In Waxman v. Waxman (Ont CA, 2022) the Court of Appeal considered a permanent stay as a remedy at trial for non-disclosure of litigation-related settlements which the court held to be an abuse of process:
 The appellants argue that an automatic stay is a “draconian” remedy for abuse of process in a case such as this and that the motion judge should have exercised his discretion to redress the failure to disclose through other means.
 The appellants further submit that while an automatic stay may be justified in the face of Mary Carter agreements that are not disclosed, in this case, “the plaintiffs did nothing wrong and did not deceive or mislead anyone.” They argue the motion judge erred by applying an automatic stay in these circumstances without considering the alternatives.
 I disagree.
 In Aecon, MacFarland J.A. stated, at para. 16:
The obligation of immediate disclosure is clear and unequivocal. It is not optional. Any failure of compliance amounts to abuse of process and must result in consequences of the most serious nature for the defaulting party. Where, as here, the failure amounts to abuse of process, the only remedy to redress the wrong is to stay the Third Party proceedings and of course, by necessary implication, the Fourth Party proceedings commenced at the instance of the Third Party. Only by imposing consequences of the most serious nature on the defaulting party is the court able to enforce and control its own process and ensure that justice is done between and among the parties. To permit the litigation to proceed without disclosure of agreements such as the one in issue renders the process a sham and amounts to a failure of justice. [Emphasis added.] Citing Aecon, the motion judge reiterated, at para. 44, “The Court of Appeal described the obligation to disclose as clear and unequivocal and noted that its breach constituted an abuse of process. Only by imposing a stay is the court able to control and enforce its own process to ensure that justice is done.”

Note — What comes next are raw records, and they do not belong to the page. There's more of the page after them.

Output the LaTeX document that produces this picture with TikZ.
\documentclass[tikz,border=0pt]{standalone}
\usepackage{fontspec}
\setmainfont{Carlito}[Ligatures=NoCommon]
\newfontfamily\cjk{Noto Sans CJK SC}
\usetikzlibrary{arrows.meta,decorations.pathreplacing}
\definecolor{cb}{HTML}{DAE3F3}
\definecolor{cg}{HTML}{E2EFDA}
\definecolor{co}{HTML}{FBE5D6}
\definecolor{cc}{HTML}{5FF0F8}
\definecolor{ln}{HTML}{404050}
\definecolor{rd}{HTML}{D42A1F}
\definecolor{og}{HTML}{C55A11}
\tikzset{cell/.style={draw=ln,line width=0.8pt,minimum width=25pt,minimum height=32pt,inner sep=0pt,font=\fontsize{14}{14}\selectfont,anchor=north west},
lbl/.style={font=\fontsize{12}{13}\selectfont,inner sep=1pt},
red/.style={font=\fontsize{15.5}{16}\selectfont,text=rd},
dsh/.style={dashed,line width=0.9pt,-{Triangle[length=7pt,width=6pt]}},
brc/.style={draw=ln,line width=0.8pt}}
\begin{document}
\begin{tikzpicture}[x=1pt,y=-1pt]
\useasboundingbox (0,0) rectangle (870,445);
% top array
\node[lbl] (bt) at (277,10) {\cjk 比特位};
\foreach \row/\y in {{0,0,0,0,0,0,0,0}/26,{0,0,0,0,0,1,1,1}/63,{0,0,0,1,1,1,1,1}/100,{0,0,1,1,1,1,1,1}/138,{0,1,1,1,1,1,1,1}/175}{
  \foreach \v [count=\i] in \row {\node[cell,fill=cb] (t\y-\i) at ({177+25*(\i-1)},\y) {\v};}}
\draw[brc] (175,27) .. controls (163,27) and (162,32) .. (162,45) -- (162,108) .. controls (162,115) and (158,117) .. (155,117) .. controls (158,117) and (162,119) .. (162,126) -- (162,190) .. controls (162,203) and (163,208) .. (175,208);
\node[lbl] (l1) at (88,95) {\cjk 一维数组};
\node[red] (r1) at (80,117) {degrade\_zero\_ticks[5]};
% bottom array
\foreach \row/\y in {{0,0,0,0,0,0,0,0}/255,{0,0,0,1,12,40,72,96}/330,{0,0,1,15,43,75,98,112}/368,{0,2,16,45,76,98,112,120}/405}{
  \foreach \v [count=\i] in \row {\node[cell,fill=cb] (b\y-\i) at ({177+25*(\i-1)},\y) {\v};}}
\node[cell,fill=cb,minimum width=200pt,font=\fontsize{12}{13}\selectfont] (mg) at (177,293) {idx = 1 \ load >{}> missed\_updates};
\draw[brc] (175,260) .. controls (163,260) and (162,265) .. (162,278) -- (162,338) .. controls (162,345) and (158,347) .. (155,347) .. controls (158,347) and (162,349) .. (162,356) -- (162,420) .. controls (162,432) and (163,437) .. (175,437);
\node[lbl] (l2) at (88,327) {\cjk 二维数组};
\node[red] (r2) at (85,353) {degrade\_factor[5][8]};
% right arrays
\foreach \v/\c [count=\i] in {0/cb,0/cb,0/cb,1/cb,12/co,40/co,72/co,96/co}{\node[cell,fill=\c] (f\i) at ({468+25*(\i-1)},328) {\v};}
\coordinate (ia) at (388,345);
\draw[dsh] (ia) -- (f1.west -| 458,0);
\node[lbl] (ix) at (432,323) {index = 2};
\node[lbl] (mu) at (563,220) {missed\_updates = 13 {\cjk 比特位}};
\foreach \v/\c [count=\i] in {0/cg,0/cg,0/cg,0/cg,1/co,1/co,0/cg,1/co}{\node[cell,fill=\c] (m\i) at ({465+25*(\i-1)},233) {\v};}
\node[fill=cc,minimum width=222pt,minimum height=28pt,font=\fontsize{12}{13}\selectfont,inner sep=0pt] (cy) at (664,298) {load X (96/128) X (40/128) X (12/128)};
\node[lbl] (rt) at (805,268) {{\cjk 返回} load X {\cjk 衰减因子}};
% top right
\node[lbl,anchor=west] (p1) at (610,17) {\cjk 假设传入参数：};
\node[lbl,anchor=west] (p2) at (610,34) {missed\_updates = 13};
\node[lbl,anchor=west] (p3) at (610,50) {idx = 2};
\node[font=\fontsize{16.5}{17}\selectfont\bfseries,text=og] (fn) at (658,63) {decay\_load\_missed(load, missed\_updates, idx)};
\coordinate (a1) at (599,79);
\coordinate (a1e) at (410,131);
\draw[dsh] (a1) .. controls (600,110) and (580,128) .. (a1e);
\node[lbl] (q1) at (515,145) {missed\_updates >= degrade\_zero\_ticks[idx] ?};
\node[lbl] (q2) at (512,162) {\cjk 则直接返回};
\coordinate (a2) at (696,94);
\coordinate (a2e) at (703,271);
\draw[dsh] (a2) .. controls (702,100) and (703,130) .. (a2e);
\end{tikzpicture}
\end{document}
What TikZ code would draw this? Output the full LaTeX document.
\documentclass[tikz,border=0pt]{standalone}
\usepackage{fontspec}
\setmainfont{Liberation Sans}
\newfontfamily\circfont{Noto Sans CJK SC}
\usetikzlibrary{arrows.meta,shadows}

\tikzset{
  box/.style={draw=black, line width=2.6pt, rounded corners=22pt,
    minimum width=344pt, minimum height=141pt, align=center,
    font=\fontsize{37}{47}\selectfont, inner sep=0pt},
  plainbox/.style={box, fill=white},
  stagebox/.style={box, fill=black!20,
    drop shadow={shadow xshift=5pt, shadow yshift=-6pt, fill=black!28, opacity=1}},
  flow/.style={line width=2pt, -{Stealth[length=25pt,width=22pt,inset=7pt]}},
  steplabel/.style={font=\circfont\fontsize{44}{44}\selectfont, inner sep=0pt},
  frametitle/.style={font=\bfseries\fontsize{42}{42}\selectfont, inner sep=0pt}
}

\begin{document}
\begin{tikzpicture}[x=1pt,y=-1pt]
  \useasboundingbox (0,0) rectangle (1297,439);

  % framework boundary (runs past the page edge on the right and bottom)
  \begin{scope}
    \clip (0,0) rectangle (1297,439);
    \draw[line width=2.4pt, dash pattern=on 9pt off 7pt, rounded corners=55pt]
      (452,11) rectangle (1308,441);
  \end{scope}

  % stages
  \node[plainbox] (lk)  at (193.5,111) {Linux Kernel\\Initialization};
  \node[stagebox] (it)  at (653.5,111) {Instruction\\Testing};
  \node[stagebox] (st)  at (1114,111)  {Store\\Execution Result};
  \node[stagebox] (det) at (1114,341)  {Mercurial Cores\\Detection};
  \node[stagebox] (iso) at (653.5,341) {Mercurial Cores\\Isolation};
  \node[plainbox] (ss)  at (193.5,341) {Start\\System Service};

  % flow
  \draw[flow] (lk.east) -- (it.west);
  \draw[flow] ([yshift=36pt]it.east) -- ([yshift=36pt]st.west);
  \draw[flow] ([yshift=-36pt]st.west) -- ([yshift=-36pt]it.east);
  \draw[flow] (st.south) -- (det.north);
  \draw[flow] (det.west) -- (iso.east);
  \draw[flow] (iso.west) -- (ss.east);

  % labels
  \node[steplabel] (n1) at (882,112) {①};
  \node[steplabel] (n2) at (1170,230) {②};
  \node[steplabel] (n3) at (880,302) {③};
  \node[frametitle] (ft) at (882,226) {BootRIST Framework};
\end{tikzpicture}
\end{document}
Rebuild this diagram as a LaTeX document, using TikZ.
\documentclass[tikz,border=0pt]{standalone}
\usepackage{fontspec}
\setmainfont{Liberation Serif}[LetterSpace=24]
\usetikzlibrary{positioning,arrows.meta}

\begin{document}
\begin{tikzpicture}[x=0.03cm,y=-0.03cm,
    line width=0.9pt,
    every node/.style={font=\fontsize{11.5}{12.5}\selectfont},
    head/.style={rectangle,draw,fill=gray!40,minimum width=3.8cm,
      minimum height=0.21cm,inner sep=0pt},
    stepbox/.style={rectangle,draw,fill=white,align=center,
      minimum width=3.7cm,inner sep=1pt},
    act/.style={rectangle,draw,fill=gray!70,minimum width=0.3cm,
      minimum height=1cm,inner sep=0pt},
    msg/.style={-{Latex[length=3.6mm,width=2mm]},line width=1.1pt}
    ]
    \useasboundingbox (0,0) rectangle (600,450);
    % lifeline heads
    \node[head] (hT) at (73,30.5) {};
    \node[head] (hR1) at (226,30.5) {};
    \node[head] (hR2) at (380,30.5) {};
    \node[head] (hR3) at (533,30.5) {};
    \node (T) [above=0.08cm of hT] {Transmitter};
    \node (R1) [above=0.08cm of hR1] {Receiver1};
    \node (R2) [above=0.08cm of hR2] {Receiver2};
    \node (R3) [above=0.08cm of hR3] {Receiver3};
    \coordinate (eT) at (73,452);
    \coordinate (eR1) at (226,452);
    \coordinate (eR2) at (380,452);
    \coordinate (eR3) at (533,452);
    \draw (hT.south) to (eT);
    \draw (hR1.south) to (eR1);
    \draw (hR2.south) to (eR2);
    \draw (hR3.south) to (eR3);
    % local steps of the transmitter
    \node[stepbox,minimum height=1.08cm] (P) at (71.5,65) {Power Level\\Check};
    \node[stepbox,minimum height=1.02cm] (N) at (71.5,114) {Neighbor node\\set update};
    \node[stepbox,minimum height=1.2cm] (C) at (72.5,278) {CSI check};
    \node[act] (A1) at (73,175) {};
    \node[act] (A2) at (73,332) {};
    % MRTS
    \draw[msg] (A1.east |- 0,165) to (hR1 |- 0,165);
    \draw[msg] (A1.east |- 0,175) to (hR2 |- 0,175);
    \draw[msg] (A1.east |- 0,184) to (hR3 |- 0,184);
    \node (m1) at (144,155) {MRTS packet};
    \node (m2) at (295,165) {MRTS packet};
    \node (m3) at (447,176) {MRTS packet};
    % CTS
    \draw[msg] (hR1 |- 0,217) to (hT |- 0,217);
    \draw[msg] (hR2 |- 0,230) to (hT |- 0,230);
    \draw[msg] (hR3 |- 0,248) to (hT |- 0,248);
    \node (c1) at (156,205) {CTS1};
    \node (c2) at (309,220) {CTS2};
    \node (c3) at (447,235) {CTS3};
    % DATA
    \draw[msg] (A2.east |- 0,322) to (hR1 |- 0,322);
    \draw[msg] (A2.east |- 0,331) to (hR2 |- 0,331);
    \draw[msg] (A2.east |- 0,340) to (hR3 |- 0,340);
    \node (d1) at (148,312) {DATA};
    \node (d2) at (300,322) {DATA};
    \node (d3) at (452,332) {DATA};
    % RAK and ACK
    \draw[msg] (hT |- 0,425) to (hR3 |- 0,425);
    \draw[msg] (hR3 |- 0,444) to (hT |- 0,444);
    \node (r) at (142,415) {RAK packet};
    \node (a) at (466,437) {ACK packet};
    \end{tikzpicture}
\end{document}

 I see no basis on the facts of this case to depart from the clear consequences for a breach of this principle set out by this court in Aecon and affirmed a number of times since then, including in Handley Estate, at para. 45, and most recently in Tallman, at para. 28. In Tallman, after imposing the automatic stay as the only remedy appropriate for an undisclosed settlement agreement, the court added, at para. 28, “This remedy is designed to achieve justice between the parties. But it does more than that – it also enables the court to enforce and control its own process by deterring future breaches of this well-established rule.”